[Entries with chart source code]
- - - -

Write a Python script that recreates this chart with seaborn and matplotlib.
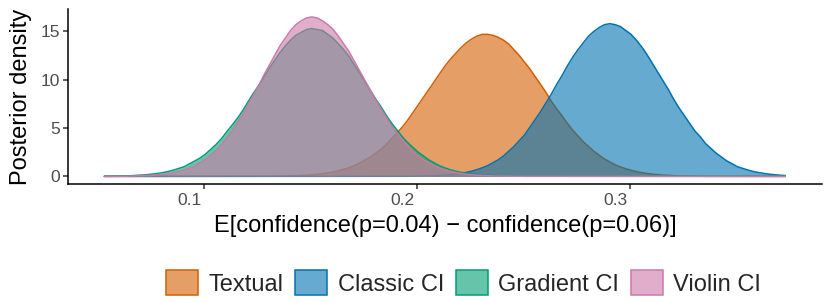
import pandas as pd
import matplotlib
matplotlib.use("Agg")
import matplotlib.pyplot as plt
import seaborn as sns
from matplotlib.patches import Patch
from matplotlib.colors import to_rgba
from matplotlib.transforms import ScaledTranslation

x_grid = [0.053, 0.0555, 0.058, 0.0605, 0.063, 0.0655, 0.068, 0.0705, 0.073, 0.0755,
          0.078, 0.0805, 0.083, 0.0855, 0.088, 0.0905, 0.093, 0.0955, 0.098, 0.1005,
          0.103, 0.1055, 0.108, 0.1105, 0.113, 0.1155, 0.118, 0.1205, 0.123, 0.1255,
          0.128, 0.1305, 0.133, 0.1355, 0.138, 0.1405, 0.143, 0.1455, 0.148, 0.1505,
          0.153, 0.1555, 0.158, 0.1605, 0.163, 0.1655, 0.168, 0.1705, 0.173, 0.1755,
          0.178, 0.1805, 0.183, 0.1855, 0.188, 0.1905, 0.193, 0.1955, 0.198, 0.2005,
          0.203, 0.2055, 0.208, 0.2105, 0.213, 0.2155, 0.218, 0.2205, 0.223, 0.2255,
          0.228, 0.2305, 0.233, 0.2355, 0.238, 0.2405, 0.243, 0.2455, 0.248, 0.2505,
          0.253, 0.2555, 0.258, 0.2605, 0.263, 0.2655, 0.268, 0.2705, 0.273, 0.2755,
          0.278, 0.2805, 0.283, 0.2855, 0.288, 0.2905, 0.293, 0.2955, 0.298, 0.3005,
          0.303, 0.3055, 0.308, 0.3105, 0.313, 0.3155, 0.318, 0.3205, 0.323, 0.3255,
          0.328, 0.3305, 0.333, 0.3355, 0.338, 0.3405, 0.343, 0.3455, 0.348, 0.3505,
          0.353, 0.3555, 0.358, 0.3605, 0.363, 0.3655, 0.368, 0.3705, 0.373]

# posterior densities per condition (same length as x_grid)
textual = [0] * 29 + [
    0.01, 0.01, 0.01, 0.02, 0.03, 0.04, 0.05, 0.07, 0.09, 0.12, 0.16, 0.21,
    0.28, 0.36, 0.46, 0.58, 0.73, 0.90, 1.1, 1.4, 1.7, 2.0, 2.4, 2.8,
    3.3, 3.9, 4.5, 5.1, 5.8, 6.6, 7.4, 8.2, 9.0, 9.8, 10.6, 11.4,
    12.1, 12.7, 13.3, 13.8, 14.2, 14.5, 14.7, 14.7, 14.6, 14.4, 14.1, 13.7,
    13.1, 12.5, 11.8, 11.1, 10.3, 9.5, 8.7, 7.8, 7.0, 6.3, 5.5, 4.8,
    4.2, 3.6, 3.1, 2.6, 2.2, 1.8, 1.5, 1.2, 0.98, 0.79, 0.63, 0.50,
    0.39, 0.30, 0.23, 0.18, 0.13, 0.10, 0.07, 0.05, 0.04, 0.03, 0.02, 0.01,
    0.01, 0.01, 0.01] + [0] * 13
classic_ci = [0] * 55 + [
    0.01, 0.01, 0.01, 0.02, 0.02, 0.03, 0.05, 0.07, 0.09, 0.13, 0.18, 0.23,
    0.31, 0.41, 0.53, 0.69, 0.88, 1.1, 1.4, 1.7, 2.1, 2.6, 3.1, 3.7,
    4.3, 5.1, 5.9, 6.7, 7.6, 8.5, 9.5, 10.4, 11.4, 12.3, 13.1, 13.8,
    14.5, 15.0, 15.4, 15.7, 15.8, 15.7, 15.5, 15.1, 14.7, 14.1, 13.4, 12.6,
    11.7, 10.8, 9.9, 9.0, 8.0, 7.1, 6.3, 5.5, 4.7, 4.1, 3.4, 2.9,
    2.4, 2.0, 1.6, 1.3, 1.0, 0.82, 0.65, 0.50, 0.39, 0.30, 0.22, 0.17,
    0.12, 0.09]
gradient_ci = [
    0.01, 0.02, 0.03, 0.04, 0.05, 0.07, 0.10, 0.13, 0.17, 0.23, 0.30, 0.39,
    0.51, 0.65, 0.82, 1.0, 1.3, 1.6, 1.9, 2.3, 2.8, 3.3, 3.9, 4.6,
    5.3, 6.0, 6.8, 7.7, 8.6, 9.4, 10.3, 11.2, 12.0, 12.8, 13.5, 14.1,
    14.6, 14.9, 15.2, 15.3, 15.2, 15.1, 14.7, 14.3, 13.7, 13.1, 12.4, 11.5,
    10.7, 9.8, 8.9, 8.0, 7.2, 6.3, 5.5, 4.8, 4.1, 3.5, 3.0, 2.5,
    2.1, 1.7, 1.4, 1.1, 0.88, 0.69, 0.54, 0.42, 0.32, 0.25, 0.19, 0.14,
    0.10, 0.08, 0.05, 0.04, 0.03, 0.02, 0.01, 0.01, 0.01] + [0] * 48
violin_ci = [0] + [
    0.01, 0.01, 0.01, 0.02, 0.03, 0.04, 0.06, 0.08, 0.11, 0.16, 0.22, 0.29,
    0.39, 0.52, 0.68, 0.88, 1.1, 1.4, 1.8, 2.2, 2.7, 3.3, 4.0, 4.7,
    5.6, 6.4, 7.4, 8.4, 9.4, 10.5, 11.5, 12.5, 13.5, 14.3, 15.1, 15.7,
    16.1, 16.4, 16.5, 16.4, 16.1, 15.7, 15.2, 14.5, 13.7, 12.9, 11.9, 10.9,
    9.9, 8.9, 7.9, 7.0, 6.1, 5.2, 4.5, 3.8, 3.2, 2.6, 2.1, 1.7,
    1.4, 1.1, 0.87, 0.68, 0.52, 0.40, 0.30, 0.22, 0.17, 0.12, 0.09, 0.06,
    0.04, 0.03, 0.02, 0.02, 0.01, 0.01] + [0] * 50

conditions = ["Textual", "Classic CI", "Gradient CI", "Violin CI"]
colors = ["#D55E00", "#0072B2", "#009E73", "#CC79A7"]

df = pd.concat([
    pd.DataFrame({"x": x_grid, "density": d, "condition": c})
    for c, d in zip(conditions, [textual, classic_ci, gradient_ci, violin_ci])
], ignore_index=True)

sns.set_theme(style="ticks")
plt.rcParams["font.family"] = ["Liberation Sans", "DejaVu Sans"]

fig = plt.figure(figsize=(8.3, 3.03), dpi=100)
ax = fig.add_axes([68 / 830, 1 - 184.3 / 303, 753.7 / 830, 175 / 303])

# one area + outline per condition, drawn in order like ggplot does
for i, (cond, col) in enumerate(zip(conditions, colors)):
    sub = df[df["condition"] == cond]
    ax.fill_between(sub["x"], sub["density"], 0, color=col, alpha=0.6,
                    linewidth=0, zorder=2 + i)
    sns.lineplot(data=sub, x="x", y="density", color=col, linewidth=1.1,
                 ax=ax, zorder=2.5 + i, solid_joinstyle="round")

ax.set_xlim(0.0359, 0.3901)
ax.set_ylim(-0.82, 17.29)
ax.set_xticks([0.1, 0.2, 0.3])
ax.set_xticklabels(["0.1", "0.2", "0.3"])
ax.set_yticks([0, 5, 10, 15])
sns.despine(ax=ax)
for s in ["left", "bottom"]:
    ax.spines[s].set_linewidth(1.1)
    ax.spines[s].set_color("black")
ax.tick_params(length=3.5, width=1.1, color="#333333", labelcolor="#4D4D4D",
               labelsize=12.5)
ax.tick_params(axis="y", pad=2.5)
ax.tick_params(axis="x", pad=3)
# tick labels sit a bit left of the ticks in the original
for lab in ax.get_xticklabels():
    lab.set_transform(lab.get_transform() + ScaledTranslation(-0.15, 0, fig.dpi_scale_trans))

ax.set_xlabel("E[confidence(p=0.04) \u2212 confidence(p=0.06)]", fontsize=17, color="black")
ax.xaxis.label.set_va("center")
ax.xaxis.set_label_coords(0.5, -0.238)
ax.set_ylabel("Posterior density", fontsize=17, color="black")
ax.yaxis.label.set_va("center")
ax.yaxis.set_label_coords(-0.0624, 0.5)

handles = [Patch(facecolor=to_rgba(c, 0.6), edgecolor=c, linewidth=1.1) for c in colors]
fig.legend(handles, conditions, loc="center", bbox_to_anchor=(463.5 / 830, 1 - 283 / 303),
           ncol=4, frameon=False, fontsize=17, handlelength=1.35, handleheight=1.27,
           handletextpad=0.45, columnspacing=0.5, borderaxespad=0, borderpad=0)

fig.savefig("out.png", dpi=100)
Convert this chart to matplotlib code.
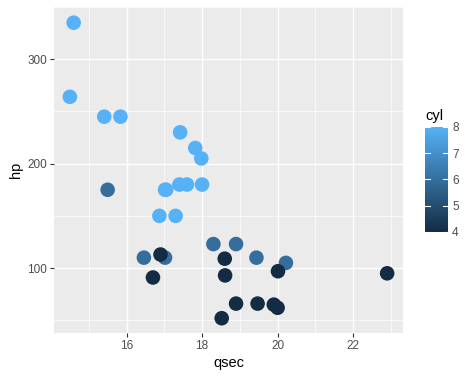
import matplotlib
matplotlib.use("Agg")
import matplotlib.pyplot as plt
from matplotlib.colors import LinearSegmentedColormap
import numpy as np

plt.rcParams['font.family'] = ['Liberation Sans', 'DejaVu Sans']

qsec = [16.46, 17.02, 18.61, 19.44, 17.02, 20.22, 15.84, 20.00, 22.90, 18.30,
        18.90, 17.40, 17.60, 18.00, 17.98, 17.82, 17.42, 19.47, 18.52, 19.90,
        20.01, 16.87, 17.30, 15.41, 17.05, 18.90, 16.70, 16.90, 14.50, 15.50,
        14.60, 18.60]
hp = [110, 110, 93, 110, 175, 105, 245, 62, 95, 123,
      123, 180, 180, 180, 205, 215, 230, 66, 52, 65,
      97, 150, 150, 245, 175, 66, 91, 113, 264, 175,
      335, 109]
cyl = [6, 6, 4, 6, 8, 6, 8, 4, 4, 6,
       6, 8, 8, 8, 8, 8, 8, 4, 4, 4,
       4, 8, 8, 8, 8, 4, 4, 4, 8, 6,
       8, 4]
x_ticks = [16, 18, 20, 22]
y_ticks = [100, 200, 300]
cbar_ticks = [4, 5, 6, 7, 8]

cmap = LinearSegmentedColormap.from_list("gg", ["#132B43", "#56B1F7"])

fig = plt.figure(figsize=(4.74, 3.79), dpi=100)
W, H = 474, 379
ax = fig.add_axes([54 / W, 1 - 333 / H, (403 - 54) / W, (333 - 7) / H])
ax.set_facecolor("#EBEBEB")
for s in ax.spines.values():
    s.set_visible(False)

sc = ax.scatter(qsec, hp, c=cyl, cmap=cmap, vmin=4, vmax=8, s=110,
                linewidths=0, zorder=3)

xr = max(qsec) - min(qsec)
yr = max(hp) - min(hp)
ax.set_xlim(min(qsec) - 0.05 * xr, max(qsec) + 0.05 * xr)
ax.set_ylim(min(hp) - 0.05 * yr, max(hp) + 0.05 * yr)

ax.set_xticks(x_ticks)
ax.set_yticks(y_ticks)
ax.set_xticks([15, 17, 19, 21, 23], minor=True)
ax.set_yticks([50, 150, 250, 350], minor=True)
ax.grid(which="major", color="white", linewidth=1.0, zorder=0)
ax.grid(which="minor", color="white", linewidth=0.5, zorder=0)
ax.set_axisbelow(True)
ax.tick_params(which="major", length=3, color="#333333", labelcolor="#4D4D4D",
               labelsize=8.5, pad=2)
ax.tick_params(which="minor", length=0)
ax.set_xlabel("qsec", fontsize=10.5, color="black", labelpad=3)
ax.set_ylabel("hp", fontsize=10.5, color="black", labelpad=3)

cax = fig.add_axes([425 / W, 1 - 232 / H, (448 - 425) / W, (232 - 127) / H])
cb = fig.colorbar(sc, cax=cax, ticks=cbar_ticks)
cb.outline.set_visible(False)
cax.tick_params(length=0, labelsize=8.5, labelcolor="#4D4D4D", pad=3)
for t in cbar_ticks:
    cax.plot([0, 0.2], [t, t], color="white", lw=0.8, transform=cax.get_yaxis_transform())
    cax.plot([0.8, 1.0], [t, t], color="white", lw=0.8, transform=cax.get_yaxis_transform())
fig.text(425 / W, 1 - 116 / H, "cyl", fontsize=10.5, ha="left", va="center")

fig.savefig("out.png", dpi=100)
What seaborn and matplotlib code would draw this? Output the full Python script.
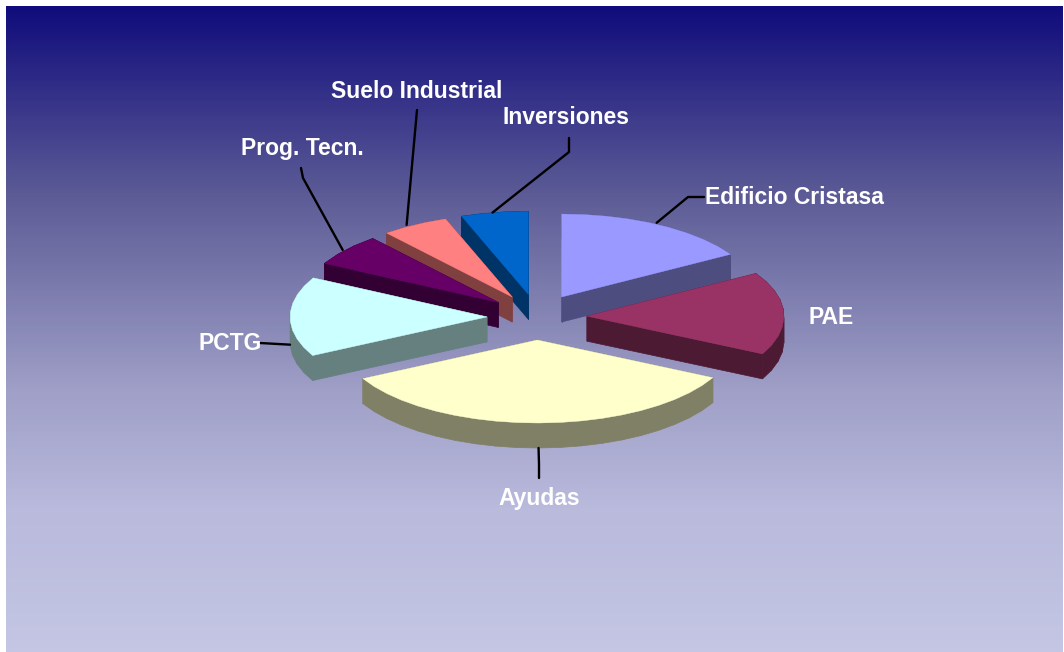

- - - -

Required task: Would you reproduce the lines above, from the very first through the line containing "0.368, 0.3705, 0.373]", exactly and without the pictures?

Written solution:
Write a Python script that recreates this chart with seaborn and matplotlib.
import pandas as pd
import matplotlib
matplotlib.use("Agg")
import matplotlib.pyplot as plt
import seaborn as sns
from matplotlib.patches import Patch
from matplotlib.colors import to_rgba
from matplotlib.transforms import ScaledTranslation

x_grid = [0.053, 0.0555, 0.058, 0.0605, 0.063, 0.0655, 0.068, 0.0705, 0.073, 0.0755,
          0.078, 0.0805, 0.083, 0.0855, 0.088, 0.0905, 0.093, 0.0955, 0.098, 0.1005,
          0.103, 0.1055, 0.108, 0.1105, 0.113, 0.1155, 0.118, 0.1205, 0.123, 0.1255,
          0.128, 0.1305, 0.133, 0.1355, 0.138, 0.1405, 0.143, 0.1455, 0.148, 0.1505,
          0.153, 0.1555, 0.158, 0.1605, 0.163, 0.1655, 0.168, 0.1705, 0.173, 0.1755,
          0.178, 0.1805, 0.183, 0.1855, 0.188, 0.1905, 0.193, 0.1955, 0.198, 0.2005,
          0.203, 0.2055, 0.208, 0.2105, 0.213, 0.2155, 0.218, 0.2205, 0.223, 0.2255,
          0.228, 0.2305, 0.233, 0.2355, 0.238, 0.2405, 0.243, 0.2455, 0.248, 0.2505,
          0.253, 0.2555, 0.258, 0.2605, 0.263, 0.2655, 0.268, 0.2705, 0.273, 0.2755,
          0.278, 0.2805, 0.283, 0.2855, 0.288, 0.2905, 0.293, 0.2955, 0.298, 0.3005,
          0.303, 0.3055, 0.308, 0.3105, 0.313, 0.3155, 0.318, 0.3205, 0.323, 0.3255,
          0.328, 0.3305, 0.333, 0.3355, 0.338, 0.3405, 0.343, 0.3455, 0.348, 0.3505,
          0.353, 0.3555, 0.358, 0.3605, 0.363, 0.3655, 0.368, 0.3705, 0.373]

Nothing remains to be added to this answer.